Question 4. What is the biological significance of fat-like substances?

Representatives of the group of fat-like substances, phospholipids, form the basis of all biological membranes. This is an extremely important function, and no cell can exist without sufficient phospholipids. The fundamental point is the presence in membrane phospholipids of “flexible” fatty acid residues with double bonds(are predominantly of plant origin). Fat-like substances also include some vitamins (A, D, E, K), as well as cholesterol. The name “cholesterol” comes from the Latin word “choleo” - “bile”, since bile acids are synthesized from cholesterol in liver cells, which are necessary for the normal digestion of fats. Steroid hormones are formed from cholesterol in the adrenal glands, gonads and placenta.

Question 5. Remember from the course “Man and His Health” the functions of vitamins and the symptoms of their deficiency.

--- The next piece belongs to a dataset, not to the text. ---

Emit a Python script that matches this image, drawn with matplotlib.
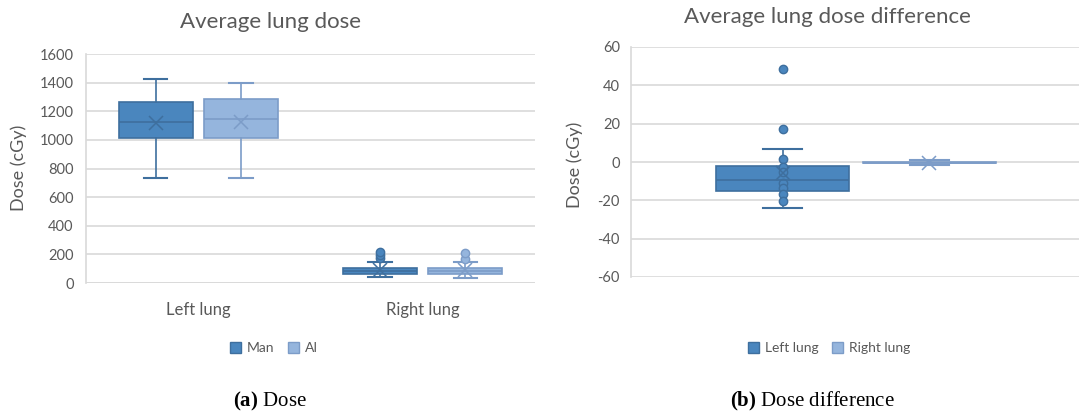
import matplotlib.pyplot as plt
from matplotlib.patches import Patch

# --- data ---
dose_groups = ['Left lung', 'Right lung']
dose_series = ['Man', 'AI']
# per series, per group: whislo, q1, med, q3, whishi, mean
dose_whislo = {'Man': [731, 40], 'AI': [737, 38]}
dose_q1 = {'Man': [1011, 66], 'AI': [1010, 66]}
dose_med = {'Man': [1127, 85], 'AI': [1143, 86]}
dose_q3 = {'Man': [1267, 106], 'AI': [1283, 104]}
dose_whishi = {'Man': [1424, 148], 'AI': [1400, 147]}
dose_mean = {'Man': [1116, 90], 'AI': [1122, 89]}
dose_fliers = {'Man': [[], [175, 195, 215]], 'AI': [[], [171, 213]]}

diff_series = ['Left lung', 'Right lung']
diff_whislo = [-23.9, -1.4]
diff_q1 = [-15.2, -0.7]
diff_med = [-9.4, -0.3]
diff_q3 = [-2.1, 0.1]
diff_whishi = [6.6, 0.9]
diff_mean = [-5.6, -0.4]
diff_points = [[48.6, 17.4, 1.4, -2.8, -5.0, -11.2, -13.8, -16.7, -20.2], []]

# --- style ---
FACE = {'dark': '#4a86be', 'light': '#95b5dd'}
EDGE = {'dark': '#3e6f9e', 'light': '#7c9cc8'}
TXT = '#595959'
GRID = '#d9d9d9'
plt.rcParams['font.family'] = ['Lato', 'DejaVu Sans']
plt.rcParams['axes.unicode_minus'] = False
plt.rcParams['mathtext.fontset'] = 'custom'
plt.rcParams['mathtext.rm'] = 'Liberation Serif'
plt.rcParams['mathtext.bf'] = 'Liberation Serif:bold'

W, H = 1079, 411
fig = plt.figure(figsize=(W / 100, H / 100), dpi=100)


def px_axes(x0, y0, x1, y1):
    return fig.add_axes([x0 / W, 1 - y1 / H, (x1 - x0) / W, (y1 - y0) / H])


def draw_box(ax, stats, pos, width, tone, capw):
    ax.bxp([stats], positions=[pos], widths=width, patch_artist=True,
           showmeans=True, shownotches=False, manage_ticks=False,
           capwidths=[capw],
           boxprops=dict(facecolor=FACE[tone], edgecolor=EDGE[tone], linewidth=1.2),
           medianprops=dict(color=EDGE[tone], linewidth=1.2),
           whiskerprops=dict(color=EDGE[tone], linewidth=1.2),
           capprops=dict(color=EDGE[tone], linewidth=1.5),
           meanprops=dict(marker='x', markeredgecolor=EDGE[tone],
                          markerfacecolor='none', markersize=10, markeredgewidth=1.1),
           flierprops=dict(marker='o', markerfacecolor=FACE[tone],
                           markeredgecolor=EDGE[tone], markersize=6))


def style_axes(ax):
    for s in ['top', 'right', 'bottom']:
        ax.spines[s].set_visible(False)
    ax.spines['left'].set_color(GRID)
    ax.spines['left'].set_linewidth(1.2)
    ax.grid(axis='y', color=GRID, linewidth=1.2)
    ax.set_axisbelow(True)
    ax.tick_params(length=0, colors=TXT, labelsize=10.5)


# --- (a) Dose ---
ax1 = px_axes(86, 54, 535, 283)
tones = {'Man': 'dark', 'AI': 'light'}
offsets = {'Man': -0.19, 'AI': 0.19}
for s in dose_series:
    for i, g in enumerate(dose_groups):
        st = dict(whislo=dose_whislo[s][i], q1=dose_q1[s][i], med=dose_med[s][i],
                  q3=dose_q3[s][i], whishi=dose_whishi[s][i], mean=dose_mean[s][i],
                  fliers=dose_fliers[s][i])
        draw_box(ax1, st, i + offsets[s], 0.33, tones[s], 0.105)
ax1.set_xlim(-0.5, 1.5)
ax1.set_ylim(0, 1600)
ax1.set_yticks(range(0, 1601, 200))
ax1.set_xticks(range(len(dose_groups)))
ax1.set_xticklabels(dose_groups, fontsize=12, color=TXT)
style_axes(ax1)
ax1.tick_params(axis='y', pad=9)
ax1.tick_params(axis='x', pad=14, labelsize=12)
ax1.axhline(0, color=GRID, linewidth=1.2, zorder=0)

# --- (b) Dose difference ---
ax2 = px_axes(631, 47, 1081, 277)
diff_tones = ['dark', 'light']
diff_offsets = [-0.163, 0.163]
for i, s in enumerate(diff_series):
    st = dict(whislo=diff_whislo[i], q1=diff_q1[i], med=diff_med[i], q3=diff_q3[i],
              whishi=diff_whishi[i], mean=diff_mean[i], fliers=diff_points[i])
    draw_box(ax2, st, diff_offsets[i], 0.296, diff_tones[i], 0.087)
ax2.set_xlim(-0.5, 0.5)
ax2.set_ylim(-60, 60)
ax2.set_yticks(range(-60, 61, 20))
ax2.set_xticks([])
style_axes(ax2)
ax2.tick_params(axis='y', pad=8)

# --- titles, labels, legends, captions ---
fig.text(270 / W, 1 - 22 / H, 'Average lung dose', ha='center', va='center',
         fontsize=16, color=TXT)
fig.text(827 / W, 1 - 17 / H, 'Average lung dose difference', ha='center',
         va='center', fontsize=16, color=TXT)
fig.text(19 / W, 1 - 168 / H, 'Dose (cGy)', rotation=90, ha='center', va='center',
         fontsize=13, color=TXT)
fig.text(575 / W, 1 - 165 / H, 'Dose (cGy)', rotation=90, ha='center', va='center',
         fontsize=13, color=TXT)

leg_kw = dict(loc='center', ncol=2, frameon=False, fontsize=10, handlelength=0.8,
              handleheight=0.8, handletextpad=0.4, columnspacing=1.0, labelcolor=TXT)
fig.legend(handles=[Patch(facecolor=FACE[tones[s]], edgecolor=EDGE[tones[s]], label=s)
                    for s in dose_series],
           bbox_to_anchor=(274 / W, 1 - 348 / H), **leg_kw)
fig.legend(handles=[Patch(facecolor=FACE[t], edgecolor=EDGE[t], label=s)
                    for s, t in zip(diff_series, diff_tones)],
           bbox_to_anchor=(829 / W, 1 - 348 / H), **leg_kw)

serif = ['Liberation Serif', 'DejaVu Serif']
fig.text(270 / W, 1 - 401 / H, r'$\mathbf{(a)}$ Dose', ha='center', va='center',
         fontsize=15, family=serif, color='black')
fig.text(812 / W, 1 - 401 / H, r'$\mathbf{(b)}$ Dose difference', ha='center',
         va='center', fontsize=15, family=serif, color='black')

fig.savefig('out.png', dpi=100, facecolor='white')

Vitamins are organic substances necessary for our body, having a relatively small molecule. They are essential components of food (our body is not capable of synthesizing vitamins); When they are deficient, characteristic diseases (avitaminosis) occur. Each vitamin has a unique function. Thus, vitamins A and E protect cell membranes from oxidation; in addition, vitamin A is necessary for the normal functioning of the retina. The first symptom of vitamin A deficiency is blurred vision (especially at dusk). Under the control of vitamin D, calcium is absorbed in the intestines and then deposited in the bones (a symptom of vitamin deficiency is rickets). Vitamin K is necessary for normal blood clotting; vitamin C - for the formation of connective tissue. The lack of vitamin C in food leads to disruption of the structure of the walls of blood vessels (small bleeding occurs) and swelling of the joints. B vitamins are essential for the normal functioning of many enzymes in our body, in particular those that control the breakdown of glucose (B1), amino acid metabolism (B2), etc. Vitamin B 12 is necessary for the normal synthesis of hemoglobin and the maturation of red blood cells.